Please help. Points of inflection and chain rule

[stanton]

Homework Statement

Skethch the greaph of x^3/(x^3+1). Identify all extrema and points of inflection, asymptote equations, and easily found intercepts

Homework Equations

If a/b=0, a must be 0.(thats how I got critical points from first derivative)
And chain rule: F'(x) = f '(g(x)) g '(x)
And so on.

The Attempt at a Solution

What I have to do is to find points of inflection, asymptotes, and critical points. And I took the first derivative using Quotient rule and got 3x^2/(x^3+1)^2
I am going to take the second derivative of my original function to get ponts of inflection, but I am stuck.

As you can see, f'(x) = 3x^2/(x^3+1)^2
And I pondered a bit for I think I need to use chain rule because of that (x^3+1)^2 in the denominator. But how should I use it? what about the numerator?
I can't just use chain rule in the denominator, and use power rule in nominator on my own, right? I have a bad feeling about this.

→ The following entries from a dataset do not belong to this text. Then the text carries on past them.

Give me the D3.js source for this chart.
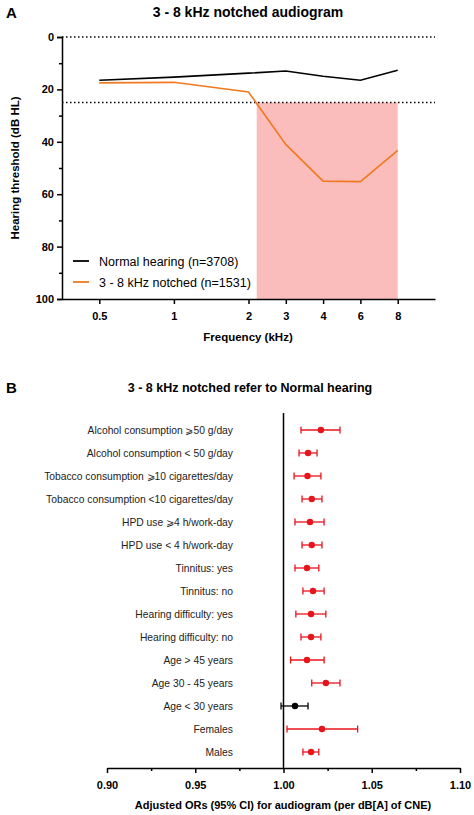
<!DOCTYPE html><html><head><meta charset="utf-8"><script src="https://cdn.jsdelivr.net/npm/d3@7"></script>
<style>body{margin:0;background:#fff}text{font-family:Arial,"Liberation Sans",sans-serif}</style></head><body><svg id="c" width="474" height="815"></svg>
<script>
const freqs=["0.5","1","2","3","4","6","8"];
const freqDomain=["0.5","g1","1","g2","2","3","4","6","8"];
const normal=[16.5,15.3,13.8,13,15,16.5,12.7];
const notched=[17.5,17.3,21,41,55,55.2,43.3];
const yTicksA=[0,20,40,60,80,100];
const cats=["Alcohol consumption \u2a7e50 g/day","Alcohol consumption < 50 g/day","Tobacco consumption \u2a7e10 cigarettes/day","Tobacco consumption <10 cigarettes/day","HPD use \u2a7e4 h/work-day","HPD use < 4 h/work-day","Tinnitus: yes","Tinnitus: no","Hearing difficulty: yes","Hearing difficulty: no","Age > 45 years","Age 30 - 45 years","Age < 30 years","Females","Males"];
const orVal=[1.0212,1.0139,1.0136,1.016,1.015,1.016,1.0133,1.0167,1.0156,1.0156,1.0133,1.024,1.0065,1.0218,1.0156];
const orLo=[1.0099,1.0088,1.006,1.0105,1.0065,1.0105,1.0065,1.011,1.007,1.0099,1.004,1.016,0.9986,1.002,1.011];
const orHi=[1.032,1.019,1.0212,1.0218,1.023,1.0218,1.020,1.023,1.024,1.0212,1.023,1.032,1.0139,1.042,1.020];
const signif=[1,1,1,1,1,1,1,1,1,1,1,1,0,1,1];
const xTicksB=[0.90,0.95,1.00,1.05,1.10];

const svg=d3.select("#c");
// Panel A
const x=d3.scalePoint().domain(freqDomain).range([62,435]).padding(1);
const y=d3.scaleLinear().domain([0,100]).range([37,299]);
svg.append("text").attr("x",6).attr("y",18).attr("font-size",15).attr("font-weight","bold").text("A");
svg.append("text").attr("x",248).attr("y",17).attr("text-anchor","middle").attr("font-size",14).attr("font-weight","bold").text("3 - 8 kHz notched audiogram");
const step=x.step();
svg.append("rect").attr("x",x("2")+0.22*step).attr("y",y(25)).attr("width",x("8")-x("2")-0.22*step).attr("height",y(100)-y(25)).attr("fill","#fbbcbc");
[0,25].forEach(v=>svg.append("line").attr("x1",62).attr("x2",435).attr("y1",y(v)).attr("y2",y(v)).attr("stroke","#000").attr("stroke-width",1.3).attr("stroke-dasharray","1.5,2.5"));
const ya=svg.append("g").attr("transform","translate(62,0)").call(d3.axisLeft(y).tickValues(d3.range(0,101,10)).tickSize(5).tickFormat(d=>yTicksA.includes(d)?d:""));
ya.selectAll(".tick line").attr("x2",d=>yTicksA.includes(d)?-5:-3);
const xa=svg.append("g").attr("transform","translate(0,299)").call(d3.axisBottom(x).tickValues(freqs).tickSize(5).tickSizeOuter(0));
[ya,xa].forEach(g=>{g.select(".domain").attr("stroke-width",1.5);g.selectAll("line").attr("stroke-width",1.5);g.selectAll("text").attr("font-size",11).attr("font-weight","bold").attr("fill","#000")});
xa.selectAll("text").attr("dy","1.2em");
svg.append("text").attr("transform","translate(19,168) rotate(-90)").attr("text-anchor","middle").attr("font-size",11.5).attr("font-weight","bold").text("Hearing threshold (dB HL)");
svg.append("text").attr("x",248).attr("y",341).attr("text-anchor","middle").attr("font-size",11.5).attr("font-weight","bold").text("Frequency (kHz)");
const line=d3.line().x((d,i)=>x(freqs[i])).y(d=>y(d));
svg.append("path").attr("d",line(normal)).attr("fill","none").attr("stroke","#000").attr("stroke-width",1.6);
svg.append("path").attr("d",line(notched)).attr("fill","none").attr("stroke","#f07a20").attr("stroke-width",1.6);
[["Normal hearing (n=3708)","#000",261],["3 - 8 kHz notched (n=1531)","#f07a20",282]].forEach(([t,c,yy])=>{
 svg.append("line").attr("x1",73).attr("x2",89).attr("y1",yy).attr("y2",yy).attr("stroke",c).attr("stroke-width",1.8);
 svg.append("text").attr("x",99).attr("y",yy+4.5).attr("font-size",12.5).text(t);});
// Panel B
svg.append("text").attr("x",6).attr("y",393).attr("font-size",15).attr("font-weight","bold").text("B");
svg.append("text").attr("x",250).attr("y",392).attr("text-anchor","middle").attr("font-size",12.5).attr("font-weight","bold").text("3 - 8 kHz notched refer to Normal hearing");
const xb=d3.scaleLinear().domain([0.9,1.1]).range([107,460]);
const yb=d3.scalePoint().domain(cats).range([430,752]);
const xba=svg.append("g").attr("transform","translate(0,768)").call(d3.axisBottom(xb).tickValues(d3.range(0,9).map(i=>0.9+i*0.025)).tickSize(5).tickSizeOuter(0).tickFormat(d=>xTicksB.some(t=>Math.abs(t-d)<1e-9)?d3.format(".2f")(d):""));
xba.selectAll(".tick line").attr("y2",(d,i)=>i%2?3:5);
xba.select(".domain").attr("stroke-width",1.5);xba.selectAll("line").attr("stroke-width",1.5);
xba.selectAll("text").attr("font-size",11).attr("font-weight","bold").attr("fill","#000").attr("dy","1.2em");
svg.append("line").attr("x1",xb(1)).attr("x2",xb(1)).attr("y1",413).attr("y2",768).attr("stroke","#000").attr("stroke-width",1.5);
svg.append("text").attr("x",283).attr("y",809).attr("text-anchor","middle").attr("font-size",11).attr("font-weight","bold").text("Adjusted ORs (95% CI) for audiogram (per dB[A] of CNE)");
const g=svg.append("g");
cats.forEach((c,i)=>{
 const yy=yb(c),col=signif[i]?"#e8141c":"#000";
 g.append("text").attr("x",233).attr("y",yy+4).attr("text-anchor","end").attr("font-size",10.3).attr("fill","#222").text(c);
 g.append("line").attr("x1",xb(orLo[i])).attr("x2",xb(orHi[i])).attr("y1",yy).attr("y2",yy).attr("stroke",col).attr("stroke-width",1.3);
 [orLo[i],orHi[i]].forEach(v=>g.append("line").attr("x1",xb(v)).attr("x2",xb(v)).attr("y1",yy-3.5).attr("y2",yy+3.5).attr("stroke",col).attr("stroke-width",1.3));
 g.append("circle").attr("cx",xb(orVal[i])).attr("cy",yy).attr("r",3.2).attr("fill",col);
});
</script></body></html>
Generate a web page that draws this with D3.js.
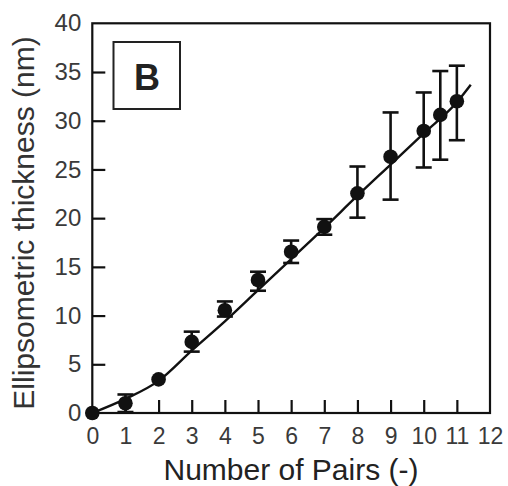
<!DOCTYPE html>
<html>
<head>
<meta charset="utf-8">
<script src="https://cdn.jsdelivr.net/npm/d3@7"></script>
<style>
  html, body { margin: 0; padding: 0; background: #fff; }
  svg { display: block; }
</style>
</head>
<body>
<script>
// ---- data ----
const pairs      = [0, 1, 2, 3, 4, 5, 6, 7, 8, 9, 10, 10.5, 11];
const thickness  = [0, 1.0, 3.45, 7.3, 10.55, 13.65, 16.55, 19.1, 22.55, 26.3, 28.95, 30.6, 32.0];
const errUpper   = [0, 1.9, 3.45, 8.35, 11.45, 14.5, 17.7, 19.9, 25.3, 30.85, 32.9, 35.1, 35.65];
const errLower   = [0, 0.1, 3.45, 6.3, 9.9, 12.55, 15.4, 18.3, 20.05, 21.9, 25.2, 26.0, 28.0];
const fitX       = [0, 1, 2, 3, 4, 5, 6, 7, 8, 9, 10, 11, 11.42];
const fitY       = [0, 1.45, 3.3, 6.4, 9.4, 12.6, 15.8, 19.0, 22.3, 25.5, 28.7, 31.9, 33.7];
const xTicks     = [0, 1, 2, 3, 4, 5, 6, 7, 8, 9, 10, 11, 12];
const yTicks     = [0, 5, 10, 15, 20, 25, 30, 35, 40];
const panelLabel = "B";
const xTitle     = "Number of Pairs (-)";
const yTitle     = "Ellipsometric thickness (nm)";

const W = 508, H = 486;
const svg = d3.select("body").append("svg").attr("width", W).attr("height", H);
const font = "Arial, 'Liberation Sans', sans-serif";

const x = d3.scaleLinear().domain([0, 12]).range([92.3, 490]);
const y = d3.scaleLinear().domain([0, 40]).range([413, 23.3]);

// frame
svg.append("rect")
  .attr("x", x(0)).attr("y", y(40))
  .attr("width", x(12) - x(0)).attr("height", y(0) - y(40))
  .attr("fill", "none").attr("stroke", "#111").attr("stroke-width", 2.2);

// axes with inward ticks
const xAxis = svg.append("g").attr("transform", `translate(0,${y(0)})`)
  .call(d3.axisBottom(x).tickValues(xTicks).tickSize(-13).tickPadding(16).tickFormat(d3.format("d")));
const yAxis = svg.append("g").attr("transform", `translate(${x(0)},0)`)
  .call(d3.axisLeft(y).tickValues(yTicks).tickSize(-13).tickPadding(12).tickFormat(d3.format("d")));

[xAxis, yAxis].forEach(g => {
  g.select(".domain").remove();
  g.selectAll(".tick line").attr("stroke", "#111").attr("stroke-width", 2.2);
  g.selectAll(".tick text").attr("fill", "#3a3a3a").style("font-family", font).style("font-size", "23px");
});
yAxis.selectAll(".tick text").style("font-size", "24px").attr("x", -11);
// no tick marks at the corners / right edge
xAxis.selectAll(".tick").filter(d => d === 0 || d === 12).select("line").remove();
yAxis.selectAll(".tick").filter(d => d === 0 || d === 40).select("line").remove();
xAxis.selectAll(".tick text").attr("dy", "0.71em").attr("y", 15);

// fitted curve
const fit = fitX.map((v, i) => [v, fitY[i]]);
svg.append("path")
  .datum(fit)
  .attr("d", d3.line().x(d => x(d[0])).y(d => y(d[1])).curve(d3.curveMonotoneX))
  .attr("fill", "none").attr("stroke", "#111").attr("stroke-width", 2.4);

// error bars
const pts = pairs.map((p, i) => ({ p, t: thickness[i], hi: errUpper[i], lo: errLower[i] }));
const eb = svg.append("g").attr("stroke", "#111").attr("stroke-width", 2.6);
pts.filter(d => d.hi - d.lo > 0.01).forEach(d => {
  eb.append("line").attr("x1", x(d.p)).attr("x2", x(d.p)).attr("y1", y(d.hi)).attr("y2", y(d.lo));
  eb.append("line").attr("x1", x(d.p) - 8).attr("x2", x(d.p) + 8).attr("y1", y(d.hi)).attr("y2", y(d.hi));
  eb.append("line").attr("x1", x(d.p) - 8).attr("x2", x(d.p) + 8).attr("y1", y(d.lo)).attr("y2", y(d.lo));
});

// markers
svg.append("g").selectAll("circle").data(pts).join("circle")
  .attr("cx", d => x(d.p)).attr("cy", d => y(d.t)).attr("r", 7.3)
  .attr("fill", "#111");

// panel label box
svg.append("rect").attr("x", 113.5).attr("y", 42).attr("width", 66.5).attr("height", 67)
  .attr("fill", "#fff").attr("stroke", "#222").attr("stroke-width", 2);
svg.append("text").attr("x", 147).attr("y", 90).attr("text-anchor", "middle")
  .style("font-family", font).style("font-weight", "bold").style("font-size", "36px")
  .attr("fill", "#222").text(panelLabel);

// axis titles
svg.append("text").attr("x", 291).attr("y", 480).attr("text-anchor", "middle")
  .style("font-family", font).style("font-size", "30px").attr("fill", "#222").text(xTitle);
svg.append("text").attr("transform", `translate(34,${223}) rotate(-90)`).attr("text-anchor", "middle")
  .style("font-family", font).style("font-size", "30px").attr("fill", "#333").text(yTitle);
</script>
</body>
</html>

This is what I will get if I apply power rule in nominator and apply chain rule in denominator:

6x/[2(x^3+1)(3x^2)] This is wrong, right? because I treated numerator and denominator by using different rules on each of them. Can you check this for me? What should I do in order to get the second derivative?
Or can I just ignore the denominator and just take Quotient rule again to get derivative?

 

[Bohrok]

Your second derivative doesn't look quite right.
Since you're having trouble getting the second derivative, try doing it in steps, starting from f'(x) = 3x²/(x³ + 1)²
Let g(x) = 3x² and h(x) = (x³ + 1)². Find g' and h' and then just plug everything into the right side of the quotient rule formula
$$\left(\frac{g}{h}\right)' = \frac{h'g - gh'}{h^2}$$
and simplify.

 

[stanton]

Now I get it. I was quite chaotic when I first saw this problem. Thank you for your advice!